Of course, Mendelsohn expresses his hatred of gentile Americans toward the end of his op-ed, noting: "the appalling failure by the United States to do more for would-be immigrants. (Among other things, Frank's letters are a concrete reminder of the crushing diplomatic obstacles facing would-be immigrants, a fatal Catch-22 that even American diplomats at the time were shamed by.)" The implication is that Jews, who are always looking for a bargain, would have saved their relatives if the US government had set the price for visa processing at something less than $5,000.

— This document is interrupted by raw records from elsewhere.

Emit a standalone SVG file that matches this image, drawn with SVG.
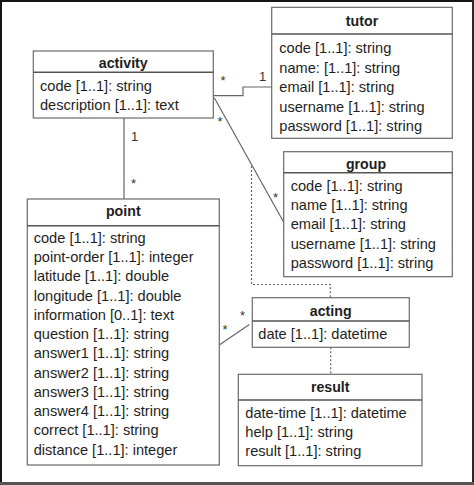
<svg xmlns="http://www.w3.org/2000/svg" width="474" height="485" viewBox="0 0 474 485">
<style>
.box{fill:#fff;stroke:#6a6a6a;stroke-width:1.2}
.sep{stroke:#555;stroke-width:1.6}
.t{font-family:"Liberation Sans",Arial,sans-serif;font-size:14.6px;fill:#1e1e1e}
.h{font-family:"Liberation Sans",Arial,sans-serif;font-size:14.2px;font-weight:bold;fill:#1e1e1e;text-anchor:middle}
.m{font-family:"Liberation Sans",Arial,sans-serif;font-size:13px;fill:#333}
.ln{fill:none;stroke:#666;stroke-width:1.2}
.dash{fill:none;stroke:#666;stroke-width:1.2;stroke-dasharray:2 2}
</style>
<rect x="0" y="0" width="474" height="485" fill="#fff"/>
<g id="frame">
<rect x="0" y="0" width="474" height="2" fill="#151515"/>
<rect x="0" y="0" width="2" height="485" fill="#151515"/>
<rect x="472" y="0" width="2" height="485" fill="#2a2a2a"/>
<rect x="0" y="482" width="474" height="3" fill="#555"/>
</g>
<g id="connectors">
<path class="ln" d="M213.3,95.7 H243 V87 H271.7"/>
<path class="ln" d="M124,118 V199"/>
<path class="ln" d="M214.3,97.7 L284,222.7"/>
<path class="dash" d="M251.5,166 V284.5 H330.3 V297.7"/>
<path class="dash" d="M330.7,347.3 V374.3"/>
<path class="ln" d="M219.3,345 L249.3,324.5"/>
<text class="m" x="220.5" y="85">*</text>
<text class="m" x="259" y="81">1</text>
<text class="m" x="131" y="141">1</text>
<text class="m" x="131" y="188">*</text>
<text class="m" x="217.5" y="126">*</text>
<text class="m" x="273" y="202">*</text>
<text class="m" x="222.5" y="334">*</text>
<text class="m" x="240" y="320">*</text>
</g>
<g id="tutor">
<rect class="box" x="271.7" y="7.3" width="180.6" height="131"/>
<line class="sep" x1="271.7" y1="34" x2="452.3" y2="34"/>
<text class="h" x="362" y="26">tutor</text>
<text class="t" x="279.3" y="53.3">code [1..1]: string</text>
<text class="t" x="279.3" y="72.7">name: [1..1]: string</text>
<text class="t" x="279.3" y="92.1">email [1..1]: string</text>
<text class="t" x="279.3" y="111.5">username [1..1]: string</text>
<text class="t" x="279.3" y="130.9">password [1..1]: string</text>
</g>
<g id="activity">
<rect class="box" x="33.3" y="51" width="180" height="67"/>
<line class="sep" x1="33.3" y1="72.3" x2="213.3" y2="72.3"/>
<text class="h" x="123.3" y="68.3">activity</text>
<text class="t" x="40" y="90.7">code [1..1]: string</text>
<text class="t" x="40" y="110">description [1..1]: text</text>
</g>
<g id="group">
<rect class="box" x="283.7" y="151.7" width="168.6" height="125"/>
<line class="sep" x1="283.7" y1="172.7" x2="452.3" y2="172.7"/>
<text class="h" x="366" y="169">group</text>
<text class="t" x="290.7" y="190.5">code [1..1]: string</text>
<text class="t" x="290.7" y="209.9">name [1..1]: string</text>
<text class="t" x="290.7" y="229.3">email [1..1]: string</text>
<text class="t" x="290.7" y="248.7">username [1..1]: string</text>
<text class="t" x="290.7" y="268.1">password [1..1]: string</text>
</g>
<g id="point">
<rect class="box" x="27.3" y="199" width="192" height="266"/>
<line class="sep" x1="27.3" y1="225.7" x2="219.3" y2="225.7"/>
<text class="h" x="123.3" y="216">point</text>
<text class="t" x="33.7" y="242.7">code [1..1]: string</text>
<text class="t" x="33.7" y="262">point-order [1..1]: integer</text>
<text class="t" x="33.7" y="281.2">latitude [1..1]: double</text>
<text class="t" x="33.7" y="300.5">longitude [1..1]: double</text>
<text class="t" x="33.7" y="319.8">information [0..1]: text</text>
<text class="t" x="33.7" y="339">question [1..1]: string</text>
<text class="t" x="33.7" y="358.3">answer1 [1..1]: string</text>
<text class="t" x="33.7" y="377.6">answer2 [1..1]: string</text>
<text class="t" x="33.7" y="396.9">answer3 [1..1]: string</text>
<text class="t" x="33.7" y="416.1">answer4 [1..1]: string</text>
<text class="t" x="33.7" y="435.4">correct [1..1]: string</text>
<text class="t" x="33.7" y="454.7">distance [1..1]: integer</text>
</g>
<g id="acting">
<rect class="box" x="252.3" y="297.7" width="157" height="49.6"/>
<line class="sep" x1="252.3" y1="321" x2="409.3" y2="321"/>
<text class="h" x="330.7" y="316">acting</text>
<text class="t" x="258.3" y="339">date [1..1]: datetime</text>
</g>
<g id="result">
<rect class="box" x="238.3" y="374.3" width="183.7" height="91.4"/>
<line class="sep" x1="238.3" y1="400" x2="422" y2="400"/>
<text class="h" x="330.2" y="392.3">result</text>
<text class="t" x="245.3" y="417.7">date-time [1..1]: datetime</text>
<text class="t" x="245.3" y="437">help [1..1]: string</text>
<text class="t" x="245.3" y="456.4">result [1..1]: string</text>
</g>
</svg>
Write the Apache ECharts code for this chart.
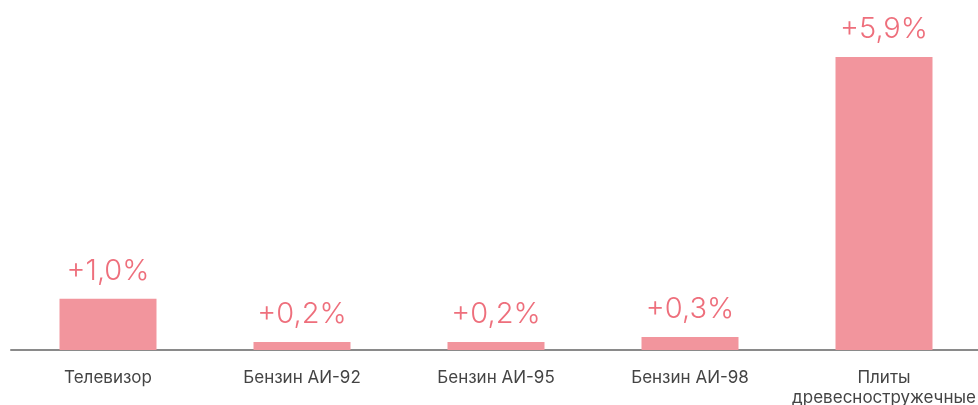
<!DOCTYPE html>
<html lang="ru">
<head>
<meta charset="UTF-8">
<title>Chart</title>
<script src="https://cdn.jsdelivr.net/npm/echarts@6/dist/echarts.min.js"></script>
<style>
  html, body { margin: 0; padding: 0; background: #fff; }
  #main { width: 978px; height: 405px; }
</style>
</head>
<body>
<div id="main"></div>
<script>
  // категории и приросты цен, %
  const categories = ['Телевизор', 'Бензин АИ-92', 'Бензин АИ-95', 'Бензин АИ-98', 'Плиты\nдревесностружечные'];
  const values = [1.03, 0.16, 0.16, 0.26, 5.9];

  const myChart = echarts.init(document.getElementById('main'));
  const option = {
    animation: false,
    grid: { left: 11, right: -3, top: 57, bottom: 55, outerBoundsMode: 'none', containLabel: false },
    xAxis: {
      type: 'category',
      data: categories,
      axisTick: { show: false },
      axisLine: { lineStyle: { color: '#8a8a8a', width: 2 } },
      axisLabel: {
        color: '#444',
        fontFamily: 'Inter',
        fontSize: 17,
        lineHeight: 20,
        margin: 18,
        interval: 0,
        hideOverlap: false
      }
    },
    yAxis: {
      type: 'value',
      min: 0,
      max: 5.9,
      show: false,
      splitLine: { show: false }
    },
    series: [{
      type: 'bar',
      data: values,
      barWidth: '50%',
      itemStyle: { color: '#f2959d' },
      label: {
        show: true,
        position: 'top',
        distance: 13,
        color: '#ee6f7c',
        fontFamily: 'Inter',
        fontSize: 29,
        fontWeight: 300,
        formatter: p => '+' + p.value.toFixed(1).replace('.', ',') + '%'
      }
    }]
  };
  myChart.setOption(option);
</script>
</body>
</html>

The US government has done almost exactly the same thing regarding Iraqi refugees, until recently making it extremely difficult for Iraqis, even Iraqis who have risked their life to help Americans, to come to America (a total of about 400 up to now, according to the Washington Post). The Iraqi deaths come on neighborhood streets, rather than in Auschwitz and other death camps, but the deaths are just as permanent. Where are the Jewish voices lamenting this immigration policy? They criticize Roosevelt for not invading France earlier, which would have caused the deaths of more Christian soldiers, and they are happy to have Christian soldiers dying in Iraq to protect Israel from Iraq and Iran. You didn't, and don't, see a high percentage of Jewish soldiers fighting for Jewish interests in World War II or in Iraq. They only fight in Israel. It would be interesting to compare the number of American Jews fighting in uniform in Iraq and the number of American citizens in uniform in the Israeli military. This information is hard to come by; I think it's because it would show Jewish loyalty to America and to their own relatives in a harsh light, as the Otto Frank letters do.

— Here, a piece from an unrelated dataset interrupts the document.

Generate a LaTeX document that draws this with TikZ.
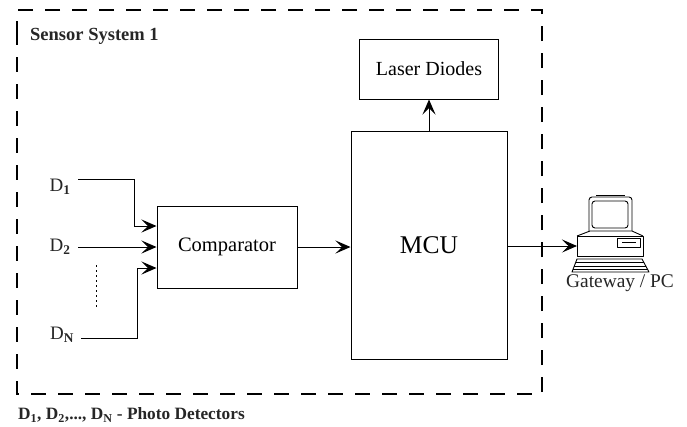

An earlier NYT news article on the Otto Frank letters says that he wrote to his college friend Nathan Straus, Jr., who was the director of the federal Housing Authority, a friend of Eleanor Roosevelt, and the son of a co-owner of Macy's. He had the money and connections to help Otto Frank if he had wanted to.
The latest example in the news of an American fighting for Israel is Michael Oren, the author of Power, Faith, and Fantasy: America in the Middle East 1776 to the Present. Born in America, with four degrees from American universities, he was a paratrooper in the Israeli army. I don't see anything in his Wikipedia bio about serving in the US army.